MB – Have you met any players?
GD – I’ve met a few players, but I try to stay out of the way when I’m playing at games. I need to stay professional. Sometimes players do come over to talk to me, but its just a random thing.
MB – What helps you prepare for a performance? Are you superstitious?
GD – I don’t have any superstitions. I just get myself into the right mental zone, where I’ll be able to focus and just let it happen. I remember Davey Johnson telling the guys on the Nats to just relax and let it go and you natural abilities will come out. When he used to talk about that, I felt that’s what we try to do as musicians too. We train and practice over and over again, so when its time to perform, we just let it go and let it happen.
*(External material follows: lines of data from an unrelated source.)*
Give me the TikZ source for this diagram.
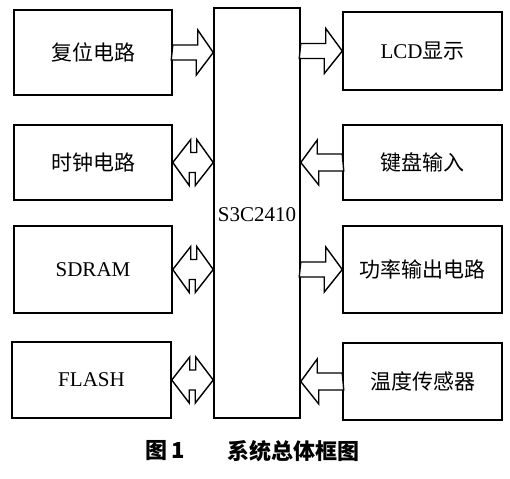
\documentclass[tikz,border=0pt]{standalone}
\usepackage{fontspec}
\setmainfont{Liberation Serif}
\newfontfamily\cjk{Noto Sans CJK SC}
\usetikzlibrary{calc}
\tikzset{
  box/.style={draw=black, line width=1.5pt, fill=white, inner sep=0pt, font=\fontsize{21}{24}\selectfont},
  arr/.style={draw=black, line width=1.4pt, fill=white, line join=miter},
}
\begin{document}
\begin{tikzpicture}[x=1pt,y=-1pt]
\useasboundingbox (0,0) rectangle (510,478);
% left column
\node[box, minimum width=158pt, minimum height=85pt] (reset) at (93,52.5) {\cjk 复位电路};
\node[box, minimum width=158pt, minimum height=75pt] (clock) at (93,162.5) {\cjk 时钟电路};
\node[box, minimum width=158pt, minimum height=87pt] (sdram) at (93,269.5) {SDRAM};
\node[box, minimum width=159pt, minimum height=76pt] (flash) at (91.5,380) {FLASH};
% CPU
\node[box, minimum width=86pt, minimum height=410pt] (cpu) at (257,213) {};
\node[font=\fontsize{21}{24}\selectfont, inner sep=0pt] (cpulbl) at (257,215) {S3C2410};
% right column
\node[box, minimum width=159pt, minimum height=78pt] (lcd) at (422.5,51) {LCD\cjk 显示};
\node[box, minimum width=159pt, minimum height=75pt] (kbd) at (422.5,162.5) {\cjk 键盘输入};
\node[box, minimum width=159pt, minimum height=87pt] (power) at (422.5,269.5) {\cjk 功率输出电路};
\node[box, minimum width=159pt, minimum height=77pt] (temp) at (422.5,381.5) {\cjk 温度传感器};
% arrows: left side
\draw[arr] ($(reset.east)+(0,-7.5)$) -- ++(25,0) -- ++(0,-15) -- (cpu.west |- reset.east) -- ++(-17,22.5) -- ++(0,-15) -- ++(-25,0) -- cycle;
\foreach \n in {clock,sdram,flash}{
  \draw[arr] (\n.east) -- ++(18,-23) -- ++(0,13) -- ++(6,0) -- ++(0,-13) -- (cpu.west |- \n.east) -- ++(-18,23) -- ++(0,-13) -- ++(-6,0) -- ++(0,13) -- cycle;
}
% arrows: right side
\foreach \n in {lcd,power}{
  \draw[arr] ($(cpu.east |- \n.west)+(0,-7.5)$) -- ++(25,0) -- ++(0,-15) -- (\n.west) -- ++(-18,22.5) -- ++(0,-15) -- ++(-25,0) -- cycle;
}
\foreach \n in {kbd,temp}{
  \draw[arr] ($(\n.west)+(0,-8.5)$) -- ++(-25,0) -- ++(0,-14) -- (cpu.east |- \n.west) -- ++(18,22.5) -- ++(0,-14) -- ++(25,0) -- cycle;
}
% caption
\node[font=\cjk\bfseries\fontsize{22}{24}\selectfont, inner sep=0pt] (fig) at (165,451) {图\,1};
\node[font=\cjk\bfseries\fontsize{22}{24}\selectfont, inner sep=0pt] (cap) at (293,451) {系统总体框图};
\end{tikzpicture}
\end{document}
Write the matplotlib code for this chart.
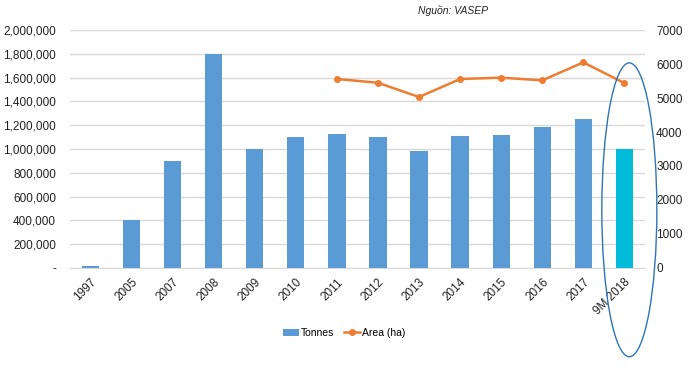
import matplotlib.pyplot as plt
import numpy as np
from matplotlib.patches import Ellipse
from matplotlib.ticker import FuncFormatter

plt.rcParams['font.family'] = ['Liberation Sans', 'DejaVu Sans']

years = ['1997', '2005', '2007', '2008', '2009', '2010', '2011', '2012',
         '2013', '2014', '2015', '2016', '2017', '9M 2018']
tonnes = [18000, 400000, 900000, 1800000, 1000000, 1100000, 1125000, 1100000,
          980000, 1110000, 1120000, 1185000, 1250000, 1000000]
area_years = ['2011', '2012', '2013', '2014', '2015', '2016', '2017', '9M 2018']
area = [5560, 5450, 5030, 5560, 5600, 5520, 6050, 5440]

bar_color = '#5b9bd5'
hi_color = '#00bcd9'
line_color = '#ed7d31'

fig = plt.figure(figsize=(6.92, 3.67), dpi=100)
ax = fig.add_axes([0.101, 0.27, 0.831, 0.648])
x = np.arange(len(years))
colors = [bar_color] * (len(years) - 1) + [hi_color]
bars = ax.bar(x, tonnes, width=0.42, color=colors, zorder=3, label='Tonnes')

ax.set_ylim(0, 2000000)
ax.set_yticks(np.arange(0, 2000001, 200000))
ax.yaxis.set_major_formatter(FuncFormatter(lambda v, p: '-' if v == 0 else f'{int(v):,}'))
ax.set_xlim(-0.5, len(years) - 0.5)
ax.set_xticks(x)
ax.set_xticklabels(years, rotation=45, ha='right', rotation_mode='anchor')
ax.grid(axis='y', color='#d9d9d9', linewidth=1, zorder=0)
for s in ax.spines.values():
    s.set_visible(False)
ax.spines['bottom'].set_visible(True)
ax.spines['bottom'].set_color('#d9d9d9')
ax.tick_params(axis='both', length=0, labelsize=8.5, colors='#222222')
ax.tick_params(axis='y', pad=10)
ax.tick_params(axis='x', pad=6)

ax2 = ax.twinx()
ax2.set_ylim(0, 7000)
ax2.set_yticks(np.arange(0, 7001, 1000))
ax2.tick_params(axis='y', length=0, labelsize=8.5, colors='#222222', pad=8)
for s in ax2.spines.values():
    s.set_visible(False)
ax_idx = [years.index(y) for y in area_years]
line, = ax2.plot(ax_idx, area, color=line_color, marker='o', markersize=4,
                 linewidth=1.8, zorder=4, label='Area (ha)')

ell = Ellipse((13.12, 1710), width=1.34, height=8650, fill=False,
              edgecolor='#2e75b6', linewidth=1.0, clip_on=False, zorder=5)
ax2.add_patch(ell)

fig.legend([bars, line], ['Tonnes', 'Area (ha)'], loc='center',
           bbox_to_anchor=(0.497, 1 - 333 / 367), ncol=2, frameon=False,
           fontsize=7.5, handlelength=1.6, columnspacing=0.9, handletextpad=0.15)

fig.text(0.655, 1 - 11 / 367, 'Nguồn: VASEP', fontsize=7.5, style='italic',
         ha='center', va='center', color='#222222')

fig.savefig('out.png', dpi=100)
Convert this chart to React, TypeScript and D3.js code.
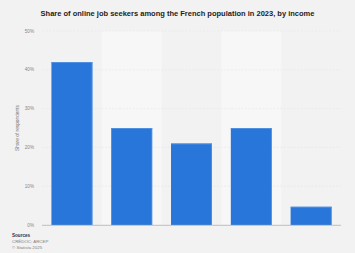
import React from "react";
import * as d3 from "d3";

const categories = ["Under 900 €", "900 - 1,500 €", "1,500 - 2,500 €", "2,500 - 3,500 €", "Over 3,500 €"];
const values = [42, 25, 21, 25, 4.7];
const yTicks = [0, 10, 20, 30, 40, 50];
const title = "Share of online job seekers among the French population in 2023, by income";
const yAxisTitle = "Share of respondents";
const sourceLines = ["CRÉDOC; ARCEP", "© Statista 2025"];

export default function App() {
  const W = 355, H = 253;
  const x = d3.scaleBand().domain(categories).range([42, 341]).paddingInner(0.315).paddingOuter(0.1575);
  const band = d3.scaleBand().domain(categories).range([42, 341]);
  const y = d3.scaleLinear().domain([0, 50]).range([225, 31]);
  const font = "'Liberation Sans', Arial, sans-serif";
  return (
    <svg width={W} height={H} style={{ position: "absolute", left: 0, top: 0, background: "#f2f2f2" }} fontFamily={font}>
      <rect x={0} y={0} width={W} height={H} fill="#f2f2f2" />
      {categories.map((c, i) =>
        i % 2 === 1 ? (
          <rect key={"b" + i} x={band(c)!} y={31} width={band.bandwidth()} height={225 - 31} fill="#f7f7f7" />
        ) : null
      )}
      {yTicks.map((t) => (
        <g key={"t" + t}>
          {t > 0 && (
            <line x1={42} x2={341} y1={y(t)} y2={y(t)} stroke="#e6e6e6" strokeWidth={0.6} strokeDasharray="2,1.5" />
          )}
          <text x={34} y={y(t) + 1.6} textAnchor="end" fontSize={4.6} fill="#858585">
            {t + "%"}
          </text>
        </g>
      ))}
      {categories.map((c, i) => (
        <g key={"bar" + i}>
          <rect x={x(c)!} y={y(values[i])} width={x.bandwidth()} height={225 - y(values[i])} fill="#2876d9" />
          <rect x={x(c)!} y={y(values[i])} width={x.bandwidth()} height={0.8} fill="#5b97e3" />
          <rect x={x(c)! + x.bandwidth() - 0.7} y={y(values[i])} width={0.7} height={225 - y(values[i])} fill="#5b97e3" />
        </g>
      ))}
      <line x1={42} x2={341} y1={225.3} y2={225.3} stroke="#b3b3b3" strokeWidth={0.8} />
      <text x={18.5} y={128} transform="rotate(-90 18.5 128)" textAnchor="middle" fontSize={4.8} fill="#7a7a7a">
        {yAxisTitle}
      </text>
      <text x={177.5} y={15.5} textAnchor="middle" fontSize={7.5} fontWeight="bold" fill="#222">
        {title}
      </text>
      <text x={12} y={236.5} fontSize={4.6} fontWeight="bold" fill="#333">Sources</text>
      {sourceLines.map((s, i) => (
        <text key={s} x={12} y={242.5 + i * 6} fontSize={4.4} fill="#808080">
          {s}
        </text>
      ))}
    </svg>
  );
}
GD – I will be playing at Nats Park this season, but they haven’t set any dates yet. I hope to get 3 or 4 games this year, but you never know!
I hope you enjoyed this post as much as I did going to the Kennedy Center concert and interviewing Glenn. The NSO hosts family and child concerts pretty regularly, the next being The Magic Horn on March 29. Also, you can see Glenn spotlighted on April 11-12 with his wife Jan Chong at a NSO Teddy Bear Concert. He will also be at an NSO Kinderclassic event called Beethoven at the Ballpark on May 9 with the Nats Park organist Matthew Van Hoose. These concerts are great ways to get kids into music and the arts (I definitely like music more after going to the concert) and they have different concepts that can be very intriguing to go see.
Only 42 days, or 3, 628,800 seconds, until Opening Day!